* _STATED EXERCISE_
Word for word, extract the first line of the records below and each line after it, up to and including the line with "import matplotlib.pyplot as plt". Pictures are left out.

* _GIVEN DATA_

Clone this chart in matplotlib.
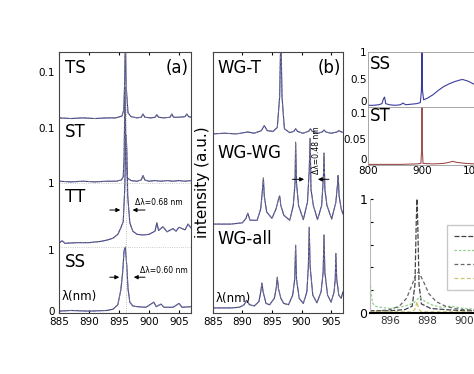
import matplotlib
matplotlib.use("Agg")
import matplotlib.pyplot as plt

# Panel (a) spectra, intensity
TS_X = [885, 887, 889, 891, 893, 894.5, 895.5, 895.8, 895.95, 896.05, 896.2, 896.5, 897, 898, 898.7,
        899.0, 899.3, 900.3, 901.0, 901.3, 901.6, 902.5, 903.5, 903.8, 904.1, 905, 906.0, 906.3, 906.6, 907]
TS_Y = [0.02, 0.01, 0.02, 0.01, 0.02, 0.02, 0.05, 0.15, 0.6, 1.3, 0.5, 0.1, 0.04, 0.02, 0.03,
        0.08, 0.03, 0.02, 0.03, 0.07, 0.03, 0.02, 0.03, 0.08, 0.03, 0.03, 0.04, 0.08, 0.04, 0.03]
ST_X = [885, 887, 889, 891, 893, 894.5, 895.4, 895.7, 895.85, 896.0, 896.15, 896.4, 897, 898.0, 898.7,
        899.0, 899.3, 900, 901, 902, 903, 904, 905, 906, 907]
ST_Y = [0.03, 0.02, 0.03, 0.02, 0.03, 0.03, 0.05, 0.1, 0.4, 1.5, 0.4, 0.08, 0.04, 0.03, 0.05,
        0.12, 0.05, 0.03, 0.04, 0.03, 0.04, 0.03, 0.04, 0.03, 0.04]
TT_X = [885, 885.5, 886, 888, 890, 892, 893, 894, 894.8, 895.3, 895.7, 895.95, 896.1, 896.2, 896.3, 896.45,
        896.8, 897.3, 898, 899, 900, 901.0, 901.3, 901.6, 902.3, 903, 904, 904.5, 905, 906, 906.5, 907]
TT_Y = [0.06, 0.1, 0.06, 0.07, 0.07, 0.09, 0.11, 0.14, 0.2, 0.3, 0.4, 0.9, 1.5, 1.75, 1.5, 0.8,
        0.38, 0.25, 0.2, 0.19, 0.2, 0.25, 0.38, 0.26, 0.32, 0.24, 0.29, 0.25, 0.31, 0.27, 0.36, 0.3]
SS_X = [885, 887, 890, 893, 894, 894.8, 895.3, 895.6, 895.85, 896.05, 896.3, 896.5, 896.8, 897.3, 898,
        899.5, 900.8, 901.2, 902, 902.5, 904, 905, 905.5, 907]
SS_Y = [0.0, 0.01, 0.0, 0.01, 0.03, 0.1, 0.33, 0.6, 0.95, 1.0, 0.7, 0.35, 0.14, 0.08, 0.07,
        0.06, 0.14, 0.07, 0.11, 0.06, 0.06, 0.12, 0.06, 0.07]
ROWS_A = ["SS", "TT", "ST", "TS"]
TICKS_A = ["0", "1", "1", "0.1", "0.1"]

# Panel (b) spectra
WGT_X = [885, 887, 889, 890.9, 892, 893.2, 893.7, 894.2, 895.2, 895.9, 896.3, 896.5, 896.7, 897.1, 898,
         898.7, 899.0, 899.3, 900.2, 901.2, 901.5, 901.8, 902.8, 903.5, 903.8, 904.1, 905, 906, 906.3, 907]
WGT_Y = [0.02, 0.03, 0.02, 0.05, 0.03, 0.07, 0.15, 0.07, 0.06, 0.12, 0.6, 1.6, 0.6, 0.1, 0.04,
         0.06, 0.1, 0.06, 0.03, 0.06, 0.1, 0.06, 0.03, 0.05, 0.08, 0.05, 0.03, 0.05, 0.07, 0.04]
WGWG_X = [885, 888, 890, 890.6, 890.9, 891.3, 892.5, 893.1, 893.4, 893.55, 893.7, 894.1, 895, 895.7,
          896.1, 896.3, 896.5, 897, 898, 898.6, 898.9, 899.0, 899.15, 899.5, 900.3, 901.0, 901.3,
          901.45, 901.6, 902.0, 902.7, 903.4, 903.7, 903.8, 903.95, 904.3, 905.1, 905.8, 906.1,
          906.2, 906.35, 906.7, 907]
WGWG_Y = [0.06, 0.06, 0.08, 0.15, 0.23, 0.12, 0.12, 0.3, 0.6, 0.78, 0.5, 0.25, 0.15, 0.3,
          0.45, 0.5, 0.35, 0.2, 0.12, 0.35, 0.7, 1.34, 0.7, 0.35, 0.13, 0.4, 0.9,
          1.4, 0.6, 0.35, 0.13, 0.35, 0.8, 1.17, 0.6, 0.35, 0.14, 0.4, 0.7,
          0.82, 0.5, 0.3, 0.22]
WGALL_X = [885, 888, 889.5, 890.3, 890.7, 891.2, 892, 892.8, 893.1, 893.3, 893.5, 894, 894.6, 895.4,
           895.75, 895.9, 896.1, 896.5, 897, 897.8, 898.5, 898.85, 899.0, 899.15, 899.6, 900.3, 900.9,
           901.15, 901.3, 901.45, 901.9, 902.6, 903.3, 903.65, 903.8, 903.95, 904.4, 905.0, 905.5,
           905.7, 905.8, 905.95, 906.3, 906.7, 907]
WGALL_Y = [0.05, 0.05, 0.06, 0.1, 0.17, 0.1, 0.08, 0.15, 0.3, 0.44, 0.3, 0.12, 0.1, 0.2,
           0.38, 0.53, 0.35, 0.2, 0.12, 0.1, 0.25, 0.5, 1.03, 0.5, 0.2, 0.12, 0.3,
           0.7, 1.31, 0.7, 0.25, 0.13, 0.3, 0.6, 1.19, 0.6, 0.25, 0.14, 0.3,
           0.5, 0.9, 0.5, 0.25, 0.2, 0.3]
ROWS_B = ["WG-all", "WG-WG", "WG-T"]

# Panel (c), broad range
C_SS_X = [800, 810, 820, 826, 829, 831, 833, 840, 850, 860, 865, 870, 880, 890, 897, 899, 900, 901, 903,
          910, 920, 930, 940, 950, 960, 970, 975, 985, 995, 1010, 1030, 1050, 1081]
C_SS_Y = [0.03, 0.03, 0.04, 0.06, 0.15, 0.18, 0.06, 0.04, 0.03, 0.04, 0.07, 0.04, 0.05, 0.06, 0.08, 0.3, 1.05, 0.3, 0.13,
          0.16, 0.22, 0.3, 0.37, 0.42, 0.46, 0.49, 0.5, 0.47, 0.42, 0.35, 0.25, 0.18, 0.1]
C_ST_X = [800, 830, 860, 890, 898, 899.5, 900, 900.5, 902, 920, 940, 950, 957, 964, 980, 1000, 1081]
C_ST_Y = [0.001, 0.001, 0.001, 0.002, 0.003, 0.03, 0.12, 0.03, 0.003, 0.002, 0.003, 0.005, 0.007, 0.005,
          0.003, 0.002, 0.002]

# Panel (c), zoom around the lasing line
SHARP_X = [894.9, 896, 896.8, 897.2, 897.35, 897.42, 897.46, 897.5, 897.57, 897.7, 898.2, 899, 900, 903]
SHARP_Y = [0.02, 0.02, 0.03, 0.06, 0.25, 0.8, 1.0, 0.8, 0.25, 0.08, 0.04, 0.03, 0.02, 0.02]
GREEN_X = [894.92, 894.97, 895.05, 895.2, 895.5, 896, 896.5, 897, 897.3, 897.6, 897.9, 898.3, 898.8, 899.3,
           900, 901, 903]
GREEN_Y = [0.28, 0.2, 0.09, 0.06, 0.05, 0.04, 0.05, 0.07, 0.09, 0.14, 0.1, 0.07, 0.05, 0.06, 0.04, 0.03, 0.03]
BROAD_X = [894.9, 895.5, 896, 896.5, 896.9, 897.2, 897.4, 897.55, 897.8, 898.1, 898.5, 899, 899.5, 900, 901, 903]
BROAD_Y = [0.01, 0.02, 0.03, 0.06, 0.13, 0.25, 0.34, 0.36, 0.28, 0.17, 0.1, 0.06, 0.04, 0.03, 0.02, 0.01]
SMALL_X = [894.9, 897.2, 897.38, 897.46, 897.54, 897.7, 903]
SMALL_Y = [0.01, 0.01, 0.04, 0.1, 0.04, 0.01, 0.01]
LEGEND_C = ["SS", "ST", "SS", "TT"]

BLUE = "#3b3b9e"
GRAY = "#7a7a7a"
TXT = 12
ARROW = dict(arrowstyle="-|>", lw=0.7, color="k", mutation_scale=6)


def spectrum(ax, x, y, off):
    yy = [v + off for v in y]
    ax.plot(x, yy, color=BLUE, lw=0.8)
    ax.plot(x, yy, color=GRAY, lw=0.7, ls=(0, (3, 2)))


def frame(ax):
    ax.set_xlim(885, 907)
    ax.set_ylim(-0.03, 4.05)
    ax.set_xticks([885, 890, 895, 900, 905])
    ax.tick_params(direction="in", top=True, labelsize=7.5, length=2.5, pad=3)
    for s in ax.spines.values():
        s.set_color("#444444")


fig = plt.figure(figsize=(4.74, 3.74), dpi=100)

# ---- (a)
ax = fig.add_axes([0.1245, 0.163, 0.2785, 0.698])
frame(ax)
for (x, y), off in zip([(SS_X, SS_Y), (TT_X, TT_Y), (ST_X, ST_Y), (TS_X, TS_Y)], [0, 1, 2, 3]):
    spectrum(ax, x, y, off)
ax.axhline(1, color="#bbbbbb", lw=0.6, ls=":")
ax.axhline(2, color="#bbbbbb", lw=0.6, ls=":")
ax.axvline(896.2, color="#aaaaaa", lw=0.6, ls=":")
ax.set_yticks([0, 0.95, 2.0, 2.86, 3.73])
ax.set_yticklabels(TICKS_A)
ax.tick_params(axis="y", length=0)
for name, yy in zip(ROWS_A, [0.76, 1.78, 2.8, 3.8]):
    ax.text(886.0, yy, name, fontsize=TXT, va="center")
ax.text(906.6, 3.8, "(a)", fontsize=TXT, va="center", ha="right")
ax.text(885.5, 0.12, "λ(nm)", fontsize=8.5, va="bottom")
# linewidth markers
ax.annotate("", xy=(895.67, 1.58), xytext=(893.0, 1.58), arrowprops=ARROW)
ax.annotate("", xy=(896.8, 1.58), xytext=(899.8, 1.58), arrowprops=ARROW)
ax.text(897.7, 1.66, "Δλ=0.68 nm", fontsize=5.5)
ax.annotate("", xy=(895.5, 0.53), xytext=(893.0, 0.53), arrowprops=ARROW)
ax.annotate("", xy=(897.0, 0.53), xytext=(899.8, 0.53), arrowprops=ARROW)
ax.text(898.5, 0.6, "Δλ=0.60 nm", fontsize=5.5)

# ---- (b)
ax = fig.add_axes([0.449, 0.163, 0.2745, 0.698])
frame(ax)
for (x, y), off in zip([(WGALL_X, WGALL_Y), (WGWG_X, WGWG_Y), (WGT_X, WGT_Y)], [0, 1.3, 2.75]):
    spectrum(ax, x, y, off)
ax.set_yticks([])
ax.set_ylabel("intensity (a.u.)", fontsize=11, labelpad=2)
for name, yy in zip(ROWS_B, [1.12, 2.47, 3.8]):
    ax.text(885.7, yy, name, fontsize=TXT, va="center")
ax.text(906.6, 3.8, "(b)", fontsize=TXT, va="center", ha="right")
ax.text(885.4, 0.1, "λ(nm)", fontsize=8.5, va="bottom")
ax.annotate("", xy=(900.9, 2.06), xytext=(898.0, 2.06), arrowprops=ARROW)
ax.annotate("", xy=(902.3, 2.06), xytext=(905.1, 2.06), arrowprops=ARROW)
ax.text(902.6, 2.52, "Δλ=0.48 nm", fontsize=5.5, rotation=90, ha="center", va="center")

# ---- (c) upper, wide range
ax1 = fig.add_axes([0.776, 0.714, 0.321, 0.147])
ax1.plot(C_SS_X, C_SS_Y, color=BLUE, lw=0.8)
ax1.set_xlim(800, 1081)
ax1.set_ylim(0, 1)
ax1.set_yticks([0, 0.5, 1])
ax1.set_yticklabels(["0", "0.5", "1"])
ax1.get_yticklabels()[0].set_va("bottom")
ax1.set_xticks([])
ax1.tick_params(labelsize=7.5, length=0, pad=1)
ax1.text(803, 0.78, "SS", fontsize=TXT, va="center")

ax2 = fig.add_axes([0.776, 0.559, 0.321, 0.155])
ax2.plot(C_ST_X, C_ST_Y, color="#a05050", lw=0.8)
ax2.set_xlim(800, 1081)
ax2.set_ylim(0, 0.112)
ax2.set_yticks([0, 0.05, 0.1])
ax2.set_yticklabels(["0", "0.05", "0.1"])
ax2.get_yticklabels()[0].set_va("bottom")
ax2.set_xticks([800, 900, 1000])
ax2.tick_params(labelsize=7.5, length=0, pad=1)
ax2.text(803, 0.094, "ST", fontsize=TXT, va="center")
for a in (ax1, ax2):
    for s in a.spines.values():
        s.set_color("#999999")
        s.set_linewidth(0.6)

# ---- (c) lower, zoom
ax3 = fig.add_axes([0.7806, 0.163, 0.3165, 0.305])
ax3.plot(SHARP_X, SHARP_Y, color="#444444", lw=0.9, ls=(0, (4, 1.5)), label=LEGEND_C[0])
ax3.plot(GREEN_X, GREEN_Y, color="#8fcf8f", lw=0.9, ls=(0, (2, 1.5)), label=LEGEND_C[1])
ax3.plot(BROAD_X, BROAD_Y, color="#666666", lw=0.9, ls=(0, (3, 2)), label=LEGEND_C[2])
ax3.plot(SMALL_X, SMALL_Y, color="#c8c86a", lw=0.9, ls=(0, (3, 2)), label=LEGEND_C[3])
ax3.set_xlim(894.92, 903.03)
ax3.set_ylim(0, 1)
ax3.set_xticks([896, 898, 900])
ax3.set_yticks([0, 0.2, 0.4, 0.6, 0.8, 1])
ax3.set_yticklabels(["0", "", "", "", "", "1"])
ax3.tick_params(axis="x", labelsize=7.5, length=0, pad=2, colors="#333333")
ax3.tick_params(axis="y", labelsize=9, length=2, direction="in", pad=2)
ax3.spines["top"].set_visible(False)
ax3.spines["left"].set_color("#bbbbbb")
ax3.spines["bottom"].set_linewidth(1.5)
ax3.legend(loc="upper left", bbox_to_anchor=(0.513, 0.77), borderaxespad=0, fontsize=8, frameon=True,
           edgecolor="#bbbbbb", fancybox=False, handlelength=3, labelspacing=0.35, borderpad=0.6)

fig.savefig("out.png", dpi=100)
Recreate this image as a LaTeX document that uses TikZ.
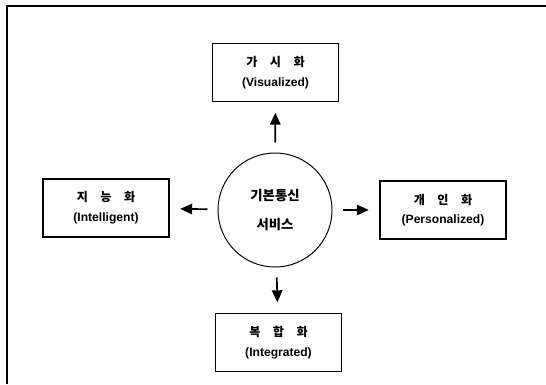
\documentclass[tikz,border=0pt]{standalone}
\usepackage{fontspec}
\setmainfont{Liberation Sans}
\newfontfamily\kofont[WordSpace=4.5]{Noto Sans CJK KR}
\usetikzlibrary{arrows.meta}

\begin{document}
\begin{tikzpicture}[
    x=0.025cm, y=-0.025cm,
    roundnode/.style={circle, draw=black, line width=0.7pt, minimum size=2.85cm, align=center, font=\kofont\fontsize{9.5}{21}\selectfont\bfseries},
    squarednode/.style={rectangle, draw=black, line width=1.1pt, minimum width=3.15cm, minimum height=1.45cm, align=center, font=\fontsize{8.6}{14}\selectfont\bfseries},
    arrowline/.style={line width=1.2pt, -{Triangle[length=3mm,width=2.6mm]}, shorten <=0.25cm, shorten >=0.26cm}
  ]
  \useasboundingbox (0,0) rectangle (546,384);

  %Frame
  \draw[line width=1pt] (7,384) -- (7,6) -- (546,6);

  %Nodes
  \node[roundnode] at (275,210) (svc) {기본통신\\서비스};
  \node[squarednode] at (275.5,72.5) (vis) {{\kofont 가 시 화}\\(Visualized)};
  \node[squarednode] at (106,208) (intel) {{\kofont 지 능 화}\\(Intelligent)};
  \node[squarednode] at (443,210) (pers) {{\kofont 개 인 화}\\(Personalized)};
  \node[squarednode] at (278.5,342.5) (integ) {{\kofont 복 합 화}\\(Integrated)};

  %Lines
  \draw[arrowline] (svc) -- (vis);
  \draw[arrowline] (svc) -- (intel);
  \draw[arrowline] (svc) -- (pers);
  \draw[arrowline] (svc) -- (integ);

\end{tikzpicture}
\end{document}
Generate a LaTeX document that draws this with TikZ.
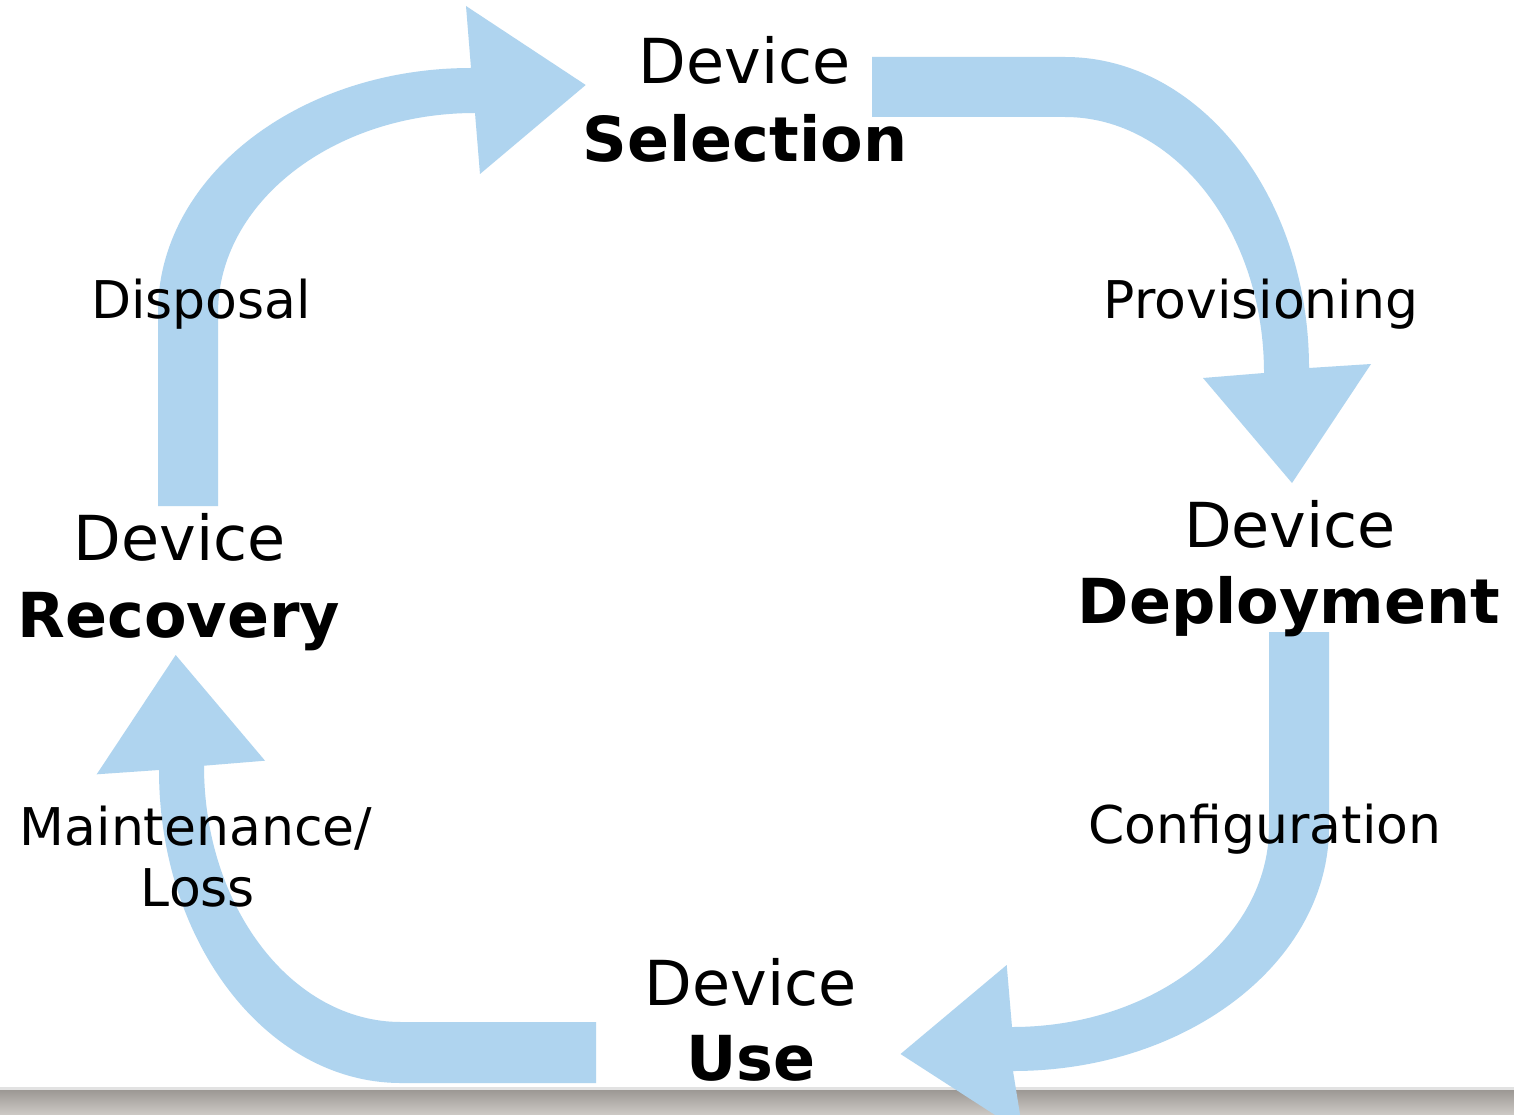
\documentclass[tikz,border=0pt]{standalone}
\usepackage{fontspec}
\setmainfont{DejaVu Sans}
\definecolor{arrowblue}{HTML}{AFD4EF}
\definecolor{bartop}{HTML}{9C9894}
\definecolor{barbottom}{HTML}{CECAC6}
\definecolor{barline}{HTML}{E2E2E2}
\tikzset{
  stagetext/.style={anchor=base, inner sep=0pt, font=\fontsize{62}{74}\selectfont},
  stagebold/.style={anchor=base, inner sep=0pt, font=\fontsize{62}{74}\selectfont\bfseries},
  steplabel/.style={anchor=base, inner sep=0pt, font=\fontsize{52}{62}\selectfont},
  blockarrow/.style={fill=arrowblue, draw=none}
}
\begin{document}
\begin{tikzpicture}[x=1pt, y=-1pt]
  \useasboundingbox (0,0) rectangle (1514,1115);
  \fill[white] (0,0) rectangle (1514,1115);

  % footer bar
  \fill[barline] (0,1087) rectangle (1514,1090);
  \shade[top color=bartop, bottom color=barbottom] (0,1090) rectangle (1514,1115);

  % Selection -> Deployment
  \fill[blockarrow] (872,57) -- (1065,57)
    .. controls (1199.8,57) and (1309,196.2) .. (1309,368)
    -- (1371,364) -- (1292,483) -- (1203,378) -- (1264,373)
    .. controls (1264,231.6) and (1174.9,117) .. (1065,117)
    -- (872,117) -- cycle;

  % Deployment -> Use
  \fill[blockarrow] (1329,632) -- (1329,827)
    .. controls (1329,961.8) and (1187.5,1071) .. (1013,1071)
    -- (1023,1133) -- (900.5,1054) -- (1006.7,965) -- (1012,1027)
    .. controls (1153.9,1027) and (1269,937.5) .. (1269,827)
    -- (1269,632) -- cycle;

  % Use -> Recovery
  \fill[blockarrow] (596,1083) -- (401,1083)
    .. controls (267.3,1083) and (159,942.9) .. (159,770)
    -- (96.7,774.3) -- (175.7,655) -- (265,760.7) -- (204,765.7)
    .. controls (204,907.4) and (292.2,1022) .. (401,1022)
    -- (596,1022) -- cycle;

  % Recovery -> Selection
  \fill[blockarrow] (158,506) -- (158,312)
    .. controls (158,177.2) and (298.1,68) .. (471,68)
    -- (466,6) -- (585.7,85) -- (480,174) -- (475,113)
    .. controls (333.1,113) and (218,202.5) .. (218,313)
    -- (218,506) -- cycle;

  % stages
  \node[stagetext] (sel-a) at (745,84) {Device};
  \node[stagebold] (sel)   at (745,162) {Selection};
  \node[stagetext] (dep-a) at (1290,547) {Device};
  \node[stagebold] (dep)   at (1289,623) {Deployment};
  \node[stagetext] (use-a) at (751,1005) {Device};
  \node[stagebold] (use)   at (751,1080) {Use};
  \node[stagetext] (rec-a) at (180,560) {Device};
  \node[stagebold] (rec)   at (179,637) {Recovery};

  % transitions
  \node[steplabel] (prov) at (1261,318) {Provisioning};
  \node[steplabel] (conf) at (1265,843) {Configuration};
  \node[steplabel] (maint) at (196,845) {Maintenance/};
  \node[steplabel] (loss) at (198,906) {Loss};
  \node[steplabel] (disp) at (201,318) {Disposal};
\end{tikzpicture}
\end{document}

* _SOLUTION TO THIS TASK_
Clone this chart in matplotlib.
import matplotlib
matplotlib.use("Agg")
import matplotlib.pyplot as plt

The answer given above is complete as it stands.